Nasza Loteria SR - pasek na kartach artykułów

Lekkie działo samobieżne SU - 57 wróciło do Muzeum Oręża Polskiego w Kołobrzegu

Iwona Marciniak [email protected]
Wczoraj dyrektor Pawłowski przejechał się half - trackiem po terenie muzeum. O dalekich wyprawach raczej nie ma mowy, bo zabytek z czasów II wojny światowej pali 80 litrów benzyny na 100 kilometrów.
Wczoraj dyrektor Pawłowski przejechał się half - trackiem po terenie muzeum. O dalekich wyprawach raczej nie ma mowy, bo zabytek z czasów II wojny światowej pali 80 litrów benzyny na 100 kilometrów. Fot. Karol Skiba
Jedno z czterech w Polsce, lekkie działo samobieżne SU - 57 (T - 48) half - track, odmienione nie do poznania wróciło do Muzeum Oręża Polskiego w Kołobrzegu.

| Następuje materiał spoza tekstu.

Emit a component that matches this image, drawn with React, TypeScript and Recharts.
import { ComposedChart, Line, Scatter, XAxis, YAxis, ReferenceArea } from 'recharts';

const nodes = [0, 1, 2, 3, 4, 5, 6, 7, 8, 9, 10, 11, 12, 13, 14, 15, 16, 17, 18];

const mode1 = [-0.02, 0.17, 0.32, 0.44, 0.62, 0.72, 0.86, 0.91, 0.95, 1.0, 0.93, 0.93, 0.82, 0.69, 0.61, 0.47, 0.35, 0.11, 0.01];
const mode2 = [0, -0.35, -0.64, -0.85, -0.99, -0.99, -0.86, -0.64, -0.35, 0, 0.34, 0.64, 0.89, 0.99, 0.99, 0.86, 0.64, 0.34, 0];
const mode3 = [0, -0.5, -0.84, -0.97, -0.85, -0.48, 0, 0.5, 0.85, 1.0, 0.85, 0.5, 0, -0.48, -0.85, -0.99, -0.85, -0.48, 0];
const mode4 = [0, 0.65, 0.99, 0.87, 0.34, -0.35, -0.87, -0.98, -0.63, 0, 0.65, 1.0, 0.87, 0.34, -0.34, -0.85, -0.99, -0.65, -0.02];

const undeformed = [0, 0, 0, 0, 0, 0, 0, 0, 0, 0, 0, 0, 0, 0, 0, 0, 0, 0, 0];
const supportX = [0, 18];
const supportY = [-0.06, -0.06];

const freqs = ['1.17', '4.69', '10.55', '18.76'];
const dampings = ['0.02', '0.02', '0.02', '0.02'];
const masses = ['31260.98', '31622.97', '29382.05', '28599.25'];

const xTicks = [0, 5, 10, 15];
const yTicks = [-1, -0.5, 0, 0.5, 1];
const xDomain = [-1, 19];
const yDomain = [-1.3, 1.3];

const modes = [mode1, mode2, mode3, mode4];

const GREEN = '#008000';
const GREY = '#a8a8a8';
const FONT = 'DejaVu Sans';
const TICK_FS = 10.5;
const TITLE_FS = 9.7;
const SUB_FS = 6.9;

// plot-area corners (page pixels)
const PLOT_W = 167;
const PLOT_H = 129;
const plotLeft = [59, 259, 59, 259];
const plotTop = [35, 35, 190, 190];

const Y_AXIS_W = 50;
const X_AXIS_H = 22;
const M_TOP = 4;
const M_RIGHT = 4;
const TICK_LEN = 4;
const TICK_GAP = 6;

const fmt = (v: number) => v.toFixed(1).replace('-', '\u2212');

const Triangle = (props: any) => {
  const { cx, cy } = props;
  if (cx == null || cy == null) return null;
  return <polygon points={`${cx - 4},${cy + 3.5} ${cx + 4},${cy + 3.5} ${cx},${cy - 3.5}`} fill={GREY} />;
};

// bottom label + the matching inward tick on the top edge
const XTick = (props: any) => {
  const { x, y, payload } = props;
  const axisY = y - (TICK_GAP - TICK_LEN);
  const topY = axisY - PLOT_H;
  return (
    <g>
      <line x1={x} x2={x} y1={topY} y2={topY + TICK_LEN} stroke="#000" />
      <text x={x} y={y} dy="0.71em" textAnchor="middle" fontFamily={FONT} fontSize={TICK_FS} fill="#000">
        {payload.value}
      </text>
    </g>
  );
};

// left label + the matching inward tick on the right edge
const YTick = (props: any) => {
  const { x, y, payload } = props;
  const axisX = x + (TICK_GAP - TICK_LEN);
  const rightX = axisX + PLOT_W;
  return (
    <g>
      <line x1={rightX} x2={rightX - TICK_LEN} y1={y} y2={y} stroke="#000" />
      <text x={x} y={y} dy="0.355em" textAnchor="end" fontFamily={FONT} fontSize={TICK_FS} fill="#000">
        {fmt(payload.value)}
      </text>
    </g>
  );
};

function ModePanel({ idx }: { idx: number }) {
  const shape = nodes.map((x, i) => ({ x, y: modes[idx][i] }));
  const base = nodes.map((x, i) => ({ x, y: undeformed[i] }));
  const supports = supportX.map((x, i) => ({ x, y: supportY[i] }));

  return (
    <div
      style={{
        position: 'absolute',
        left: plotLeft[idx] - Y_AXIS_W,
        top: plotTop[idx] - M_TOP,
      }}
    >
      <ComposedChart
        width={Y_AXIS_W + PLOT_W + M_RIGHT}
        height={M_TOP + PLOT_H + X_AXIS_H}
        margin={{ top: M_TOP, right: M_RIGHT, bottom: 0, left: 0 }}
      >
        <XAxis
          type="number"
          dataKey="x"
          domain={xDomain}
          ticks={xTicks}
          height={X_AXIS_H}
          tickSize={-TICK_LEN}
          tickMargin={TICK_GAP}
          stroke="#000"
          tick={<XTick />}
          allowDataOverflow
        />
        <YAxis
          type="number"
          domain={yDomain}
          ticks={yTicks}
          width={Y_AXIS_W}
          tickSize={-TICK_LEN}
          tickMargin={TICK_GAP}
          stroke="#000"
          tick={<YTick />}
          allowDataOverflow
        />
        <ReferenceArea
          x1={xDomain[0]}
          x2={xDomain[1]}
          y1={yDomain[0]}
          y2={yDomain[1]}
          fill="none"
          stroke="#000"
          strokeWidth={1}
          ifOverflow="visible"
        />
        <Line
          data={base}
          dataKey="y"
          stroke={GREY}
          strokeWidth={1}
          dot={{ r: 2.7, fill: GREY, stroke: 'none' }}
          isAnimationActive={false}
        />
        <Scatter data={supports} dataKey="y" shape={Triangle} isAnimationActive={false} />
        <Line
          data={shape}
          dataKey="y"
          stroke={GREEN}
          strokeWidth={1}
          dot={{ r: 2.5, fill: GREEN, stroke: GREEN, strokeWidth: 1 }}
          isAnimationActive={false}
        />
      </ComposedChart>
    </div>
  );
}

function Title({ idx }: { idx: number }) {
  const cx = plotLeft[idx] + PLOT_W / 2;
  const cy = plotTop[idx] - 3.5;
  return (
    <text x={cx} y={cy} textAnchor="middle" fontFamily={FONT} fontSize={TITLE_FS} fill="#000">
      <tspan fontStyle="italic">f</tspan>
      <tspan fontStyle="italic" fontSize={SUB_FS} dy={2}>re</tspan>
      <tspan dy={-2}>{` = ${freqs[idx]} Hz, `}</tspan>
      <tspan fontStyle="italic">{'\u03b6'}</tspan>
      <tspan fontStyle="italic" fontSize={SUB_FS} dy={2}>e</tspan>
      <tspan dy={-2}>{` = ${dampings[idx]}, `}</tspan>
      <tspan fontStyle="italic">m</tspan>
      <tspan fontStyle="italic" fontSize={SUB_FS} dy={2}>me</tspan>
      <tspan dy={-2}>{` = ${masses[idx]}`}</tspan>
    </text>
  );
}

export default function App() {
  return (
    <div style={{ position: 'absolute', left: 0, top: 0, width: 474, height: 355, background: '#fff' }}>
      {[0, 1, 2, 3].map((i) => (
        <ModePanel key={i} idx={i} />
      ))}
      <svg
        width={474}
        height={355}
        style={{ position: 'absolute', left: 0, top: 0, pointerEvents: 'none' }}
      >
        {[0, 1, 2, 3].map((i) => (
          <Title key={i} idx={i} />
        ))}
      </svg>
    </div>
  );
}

Wróciło nie tylko w pełnej krasie, ale i na tzw. "chodzie".

Z informacji nadesłanej przez Malwinę Markiewicz, specjalistę do spraw marketingu MOP:

Z informacji nadesłanej przez Malwinę Markiewicz, specjalistę do spraw marketingu MOP:

"Lekkie przeciwpancerne działo samobieżne produkcji amerykańskiej T-48, zbudowane na podwoziu półgąsienicowego transportera opancerzonego M3, z armatą przeciwpancerną 57 mm i silnikiem White Motor Co. w ramach "Lend Lease" w 1943r Amerykanie wysłali do Wielkiej Brytanii, a ta z kolei przekazała 650 sztuk na rzecz wojska Związku Radzieckiego. 15 wozów tego typu ( nazwanych SU-57) przekazano dowództwu 1 Korpusu Polskich Sił Zbrojnych. Wraz z 1 Armią Wojska Polskiego, oddziały 7 samodzielnego dywizjonu artylerii samobieżnej przeszły cały szlak bojowy od Wisły do Łaby.

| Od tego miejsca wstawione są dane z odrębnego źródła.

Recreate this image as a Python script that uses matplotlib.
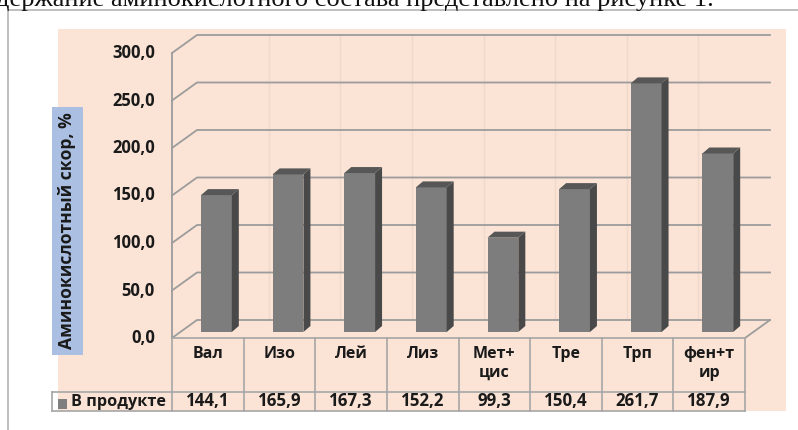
import numpy as np
import matplotlib
matplotlib.use('Agg')
import matplotlib.pyplot as plt
from matplotlib.patches import Rectangle, Polygon

# Data
categories = ['Вал', 'Изо', 'Лей', 'Лиз', 'Мет+\nцис', 'Тре', 'Трп', 'фен+т\nир']
values = [144.1, 165.9, 167.3, 152.2, 99.3, 150.4, 261.7, 187.9]
value_labels = ['144,1', '165,9', '167,3', '152,2', '99,3', '150,4', '261,7', '187,9']
series_name = 'В продукте'
y_ticks = [0, 50, 100, 150, 200, 250, 300]
y_label = 'Аминокислотный скор, %'
top_text = 'держание аминокислотного состава представлено на рисунке 1.'

W, H = 798, 430
fig = plt.figure(figsize=(W / 100, H / 100), dpi=100)

# background layer in pixel coordinates
bg = fig.add_axes([0, 0, 1, 1])
bg.set_xlim(0, W)
bg.set_ylim(H, 0)
bg.axis('off')
bg.plot([8, W], [10, 10], color='#b4b4b4', lw=1.2)
bg.plot([8, 8], [10, H], color='#b4b4b4', lw=1.2)
bg.add_patch(Rectangle((58, 29), 728, 382, facecolor='#fbe4d6', edgecolor='none'))
bg.add_patch(Rectangle((52, 107), 31, 248, facecolor='#aabfe2', edgecolor='none'))
bg.text(67, 231, y_label, rotation=90, ha='center', va='center',
        fontsize=12.6, fontweight='bold', family='Open Sans', color='#1a1a1a')
bg.text(-4, 6, top_text, ha='left', va='baseline', fontsize=19,
        family='Liberation Serif', color='#111111')

# chart axes = front plane of the 3D plot
x0, x1, yb, yt = 172, 745, 338, 53
ax = fig.add_axes([x0 / W, (H - yb) / H, (x1 - x0) / W, (yb - yt) / H])
n = len(categories)
ax.set_xlim(0, n)
ax.set_ylim(0, 300)
ax.axis('off')

px_x = (x1 - x0) / n          # pixels per category
px_y = (yb - yt) / 300        # pixels per unit
DX = 25 / px_x                 # wall depth in data units
DY = 18 / px_y
grid_c = '#9c9c9c'

# walls / gridlines
for t in y_ticks:
    ax.plot([0, DX, n + DX], [t, t + DY, t + DY], color=grid_c, lw=1.3,
            clip_on=False, zorder=1)
    ax.text(-0.24, t, f'{t:.1f}'.replace('.', ','), ha='right', va='center',
            fontsize=12, fontweight='bold', family='Open Sans', color='#1a1a1a')
ax.plot([0, 0], [0, 300], color=grid_c, lw=1.3, clip_on=False, zorder=1)
ax.plot([n, n + DX], [0, DY], color=grid_c, lw=1.3, clip_on=False, zorder=1)
for i in range(1, n):
    ax.plot([i + DX, i + DX], [DY, 300 + DY], color='#f0d8ca', lw=1,
            clip_on=False, zorder=0.5)

# 3D bars
bw = 0.43
shift = 0.12
base = DY / 3
bdx = 7 / px_x
bdy = 6 / px_y
xc = np.arange(n) + 0.5 + shift
ax.bar(xc, values, width=bw, bottom=base, color='#7d7d7d', edgecolor='none',
       zorder=3, clip_on=False)
for c, v in zip(xc, values):
    l, r, top = c - bw / 2, c + bw / 2, base + v
    ax.add_patch(Polygon([(r, base), (r + bdx, base + bdy), (r + bdx, top + bdy), (r, top)],
                         closed=True, facecolor='#494949', edgecolor='none',
                         zorder=3, clip_on=False))
    ax.add_patch(Polygon([(l, top), (l + bdx, top + bdy), (r + bdx, top + bdy), (r, top)],
                         closed=True, facecolor='#575757', edgecolor='none',
                         zorder=3, clip_on=False))

# data table below the plot
r1 = -(392 - yb) / px_y
r2 = -(411 - yb) / px_y
leg_l = -(x0 - 52) / px_x
tc = '#a6a6a6'
ax.plot([0, n], [0, 0], color=tc, lw=1.2, clip_on=False)
ax.plot([leg_l, n], [r1, r1], color=tc, lw=1.2, clip_on=False)
ax.plot([leg_l, n], [r2, r2], color=tc, lw=1.2, clip_on=False)
ax.plot([leg_l, leg_l], [r1, r2], color=tc, lw=1.2, clip_on=False)
for i in range(n + 1):
    ax.plot([i, i], [0, r2], color=tc, lw=1.2, clip_on=False)
for i, (cat, lab) in enumerate(zip(categories, value_labels)):
    ax.text(i + 0.5, -(346 - yb) / px_y, cat, ha='center', va='top',
            fontsize=11.5, fontweight='bold', family='Open Sans', color='#1a1a1a',
            linespacing=1.25)
    ax.text(i + 0.5, (r1 + r2) / 2, lab, ha='center', va='center',
            fontsize=12.2, fontweight='bold', family='Open Sans', color='#1a1a1a')
ax.add_patch(Rectangle((-(x0 - 58) / px_x, -(409 - yb) / px_y), 9 / px_x, 10 / px_y,
                       facecolor='#7f7f7f', edgecolor='none', clip_on=False))
ax.text(-(x0 - 71) / px_x, (r1 + r2) / 2, series_name, ha='left', va='center',
        fontsize=11.7, fontweight='bold', family='Open Sans', color='#1a1a1a')

fig.savefig('out.png', dpi=100)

Odremontowany SU-57 half-track swój drugi "chrzest bojowy" przeszedł podczas XI Zlotu Historycznych Pojazdów Wojskowych w Darłowie. Premierowej rundy po tzw. "darłowskiej patelni" dokonał dyrektor muzeum- Paweł Pawłowski.

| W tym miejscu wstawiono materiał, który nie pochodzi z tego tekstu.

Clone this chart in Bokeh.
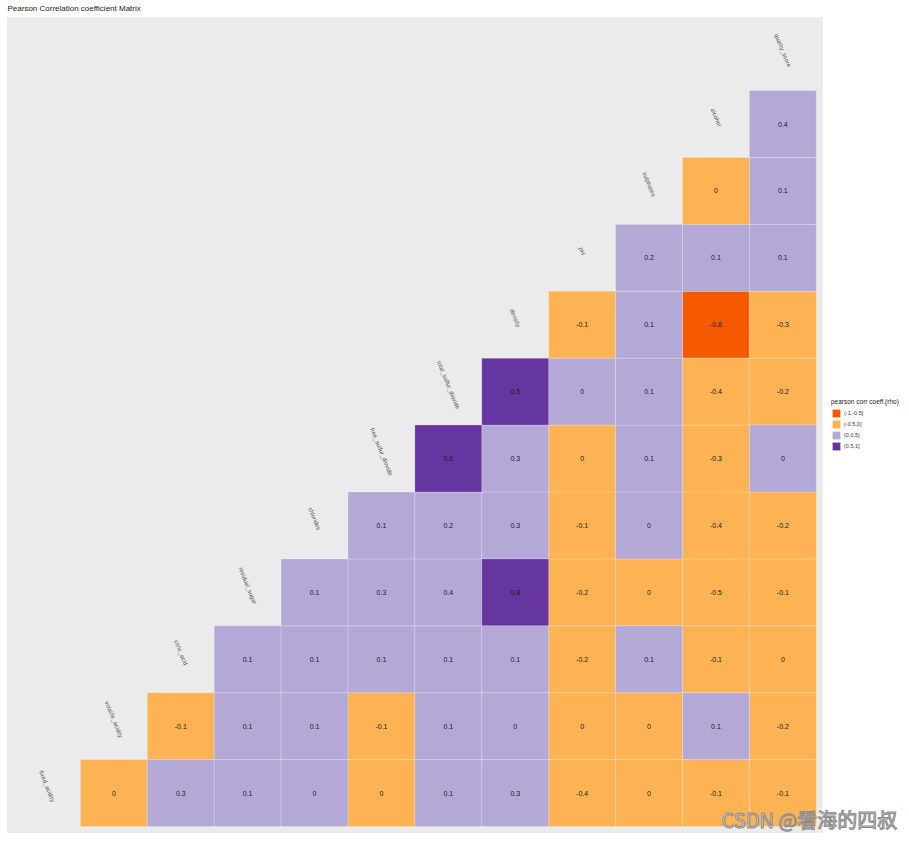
import math
from bokeh.plotting import figure
from bokeh.models import ColumnDataSource, Range1d, Legend, LegendItem, Label
from bokeh.core.properties import value
from bokeh.embed import file_html
from bokeh.resources import INLINE

variables = ["fixed_acidity", "volatile_acidity", "citric_acid", "residual_sugar",
             "chlorides", "free_sulfur_dioxide", "total_sulfur_dioxide", "density",
             "pH", "sulphates", "alcohol", "quality_score"]

# displayed (rounded) coefficient, row i holds columns i+1 .. 11
rho_rows = [
    [0, 0.3, 0.1, 0, 0, 0.1, 0.3, -0.4, 0, -0.1, -0.1],
    [-0.1, 0.1, 0.1, -0.1, 0.1, 0, 0, 0, 0.1, -0.2],
    [0.1, 0.1, 0.1, 0.1, 0.1, -0.2, 0.1, -0.1, 0],
    [0.1, 0.3, 0.4, 0.8, -0.2, 0, -0.5, -0.1],
    [0.1, 0.2, 0.3, -0.1, 0, -0.4, -0.2],
    [0.6, 0.3, 0, 0.1, -0.3, 0],
    [0.5, 0, 0.1, -0.4, -0.2],
    [-0.1, 0.1, -0.8, -0.3],
    [0.2, 0.1, 0.1],
    [0, 0.1],
    [0.4],
]
# bin of the unrounded coefficient (index into bin_labels)
bin_rows = [
    [1, 2, 2, 2, 1, 2, 2, 1, 1, 1, 1],
    [1, 2, 2, 1, 2, 2, 1, 1, 2, 1],
    [2, 2, 2, 2, 2, 1, 2, 1, 1],
    [2, 2, 2, 3, 1, 1, 1, 1],
    [2, 2, 2, 1, 2, 1, 1],
    [3, 2, 1, 2, 1, 2],
    [3, 2, 2, 1, 1],
    [1, 2, 0, 1],
    [2, 2, 2],
    [1, 2],
    [2],
]
bin_labels = ["(-1,-0.5]", "(-0.5,0]", "(0,0.5]", "(0.5,1]"]
bin_colors = ["#F55A00", "#FDB353", "#B4A9D6", "#6536A0"]

n = len(variables)
W, H = 909, 841
scale = 66.9                      # px per cell
x0 = -0.5 - 13 / scale            # left edge of canvas in data units
y0 = -0.5 - 15 / scale            # bottom edge of canvas in data units
x1 = x0 + W / scale
y1 = y0 + H / scale
pad = 6.5 / scale

p = figure(width=W, height=H, output_backend="svg", toolbar_location=None,
           x_range=Range1d(x0, x1), y_range=Range1d(y0, y1),
           min_border_left=0, min_border_bottom=0, min_border_top=0, min_border_right=0)
p.background_fill_color = "white"
p.border_fill_color = "white"
p.outline_line_color = None
p.xaxis.visible = False
p.yaxis.visible = False
p.xgrid.visible = False
p.ygrid.visible = False

# grey panel background
p.quad(left=[-0.5 - pad], right=[n - 0.5 + pad], bottom=[-0.5 - pad], top=[n - 0.5 + pad],
       fill_color="#EBEBEB", line_color=None)

tx, ty, tval, tbin = [], [], [], []
for i, row in enumerate(rho_rows):
    for k, v in enumerate(row):
        tx.append(i + 1 + k)
        ty.append(i)
        tval.append(v)
        tbin.append(bin_rows[i][k])

items = []
for b, (lab, col) in enumerate(zip(bin_labels, bin_colors)):
    idx = [m for m in range(len(tx)) if tbin[m] == b]
    src = ColumnDataSource(dict(x=[tx[m] for m in idx], y=[ty[m] for m in idx]))
    r = p.rect(x="x", y="y", width=1, height=1, source=src, fill_color=col,
               line_color="white", line_alpha=0.35, line_width=0.6)
    items.append(LegendItem(label=lab, renderers=[r]))

def fmt(v):
    s = f"{v:g}"
    return "0" if s in ("0", "-0") else s

lsrc = ColumnDataSource(dict(x=tx, y=ty, t=[fmt(v) for v in tval]))
p.text(x="x", y="y", text="t", source=lsrc, text_align="center", text_baseline="middle",
       text_font=value("Liberation Sans"), text_font_size="7px", text_color="#1a1a1a")

dsrc = ColumnDataSource(dict(x=list(range(n)), y=[k + 0.1 for k in range(n)], t=variables))
p.text(x="x", y="y", text="t", source=dsrc, angle=-math.radians(68),
       text_align="center", text_baseline="middle",
       text_font=value("Liberation Sans"), text_font_size="6px", text_color="#4d4d4d")

title = Label(x=x0 + 7 / scale, y=y1 - 8 / scale, text="Pearson Correlation coefficient Matrix",
              text_font="Liberation Sans", text_font_size="8px", text_color="#222222",
              text_baseline="middle")
p.add_layout(title)

legend = Legend(items=items, title="pearson corr coeff.(rho)", location=(831, 390))
legend.title_text_font = "Liberation Sans"
legend.title_text_font_size = "6.5px"
legend.title_text_font_style = "normal"
legend.title_text_color = "#222222"
legend.title_standoff = 3
legend.label_text_font = "Liberation Sans"
legend.label_text_font_size = "5.5px"
legend.label_text_color = "#333333"
legend.glyph_width = 10
legend.glyph_height = 10
legend.spacing = 1
legend.label_height = 10
legend.label_standoff = 3
legend.padding = 3
legend.margin = 0
legend.border_line_color = None
legend.background_fill_alpha = 0
p.add_layout(legend)

wm = Label(x=x0 + 721 / scale, y=y0 + 8 / scale, text="CSDN @看海的四叔",
           text_font="Noto Sans CJK SC", text_font_size="20px", text_color="#dcdcdc",
           text_outline_color="#8a8a8a", text_baseline="bottom")
p.add_layout(wm)

open("out.html", "w").write(file_html(p, INLINE))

W dniach 25 - 28 czerwca 2009r w Darłowie, kołobrzeskie muzeum prezentowało swoją ofertę wraz z Muzeum Wojska Polskiego z Warszawy. Wspólne stoisko promocyjne dwóch największych muzeów wojskowych w Polsce, to inicjatywa, która powstała podczas Seminarium Muzealnictwa Wojskowego, które zorganizowało Muzeum Oręża Polskiego w kwietniu 2009r. Nasza oferta spotkała się z dużym zainteresowaniem pasjonatów historii, którzy licznie przybyli na jedenastą edycję zlotu w Darłowie. Sztab kierowniczy pod dowództwem Komandora zlotu - Mariana Laskowskiego, udostępnił dla naszych muzeów miejsce w samym centrum "zlotowiska", przez które przeszło kilkanaście tysięcy widzów spektakli historycznych, widowiskowych lotów helikopterem kierowanym przez amerykańskiego pilota Marka Bullera, właścicieli historycznych pojazdów wojskowych, amatorów przejażdżek sprzętem pancernym, członków grup rekonstrukcji historycznych i stowarzyszeń, którzy uczestniczyli m.in. w konkursie na najlepszą dioramę.

W muzealnym namiocie można było zapoznać się z najnowszą ofertą wystawienniczą naszego muzeum, obejrzeć wystawę plenerową, której mecenasem kultury jest Uzdrowisko Kołobrzeg S.A. oraz otrzymać wszelkie informacje o działaniach i planach Muzeum Oręża Polskiego, także materiały promocyjne o Kołobrzegu i Powiecie kołobrzeskim. Odbyło się również spotkanie z Ryszardem Wójcikiem - autorem książki " Potwory atakują". Pisarz podpisywał wydaną w czerwcu 2009 publikację o poszukiwaniach reliktów ciężkiego sprzętu na polach bitew II wojny światowej. Książka jest już dostępna w muzealnej bibliotece.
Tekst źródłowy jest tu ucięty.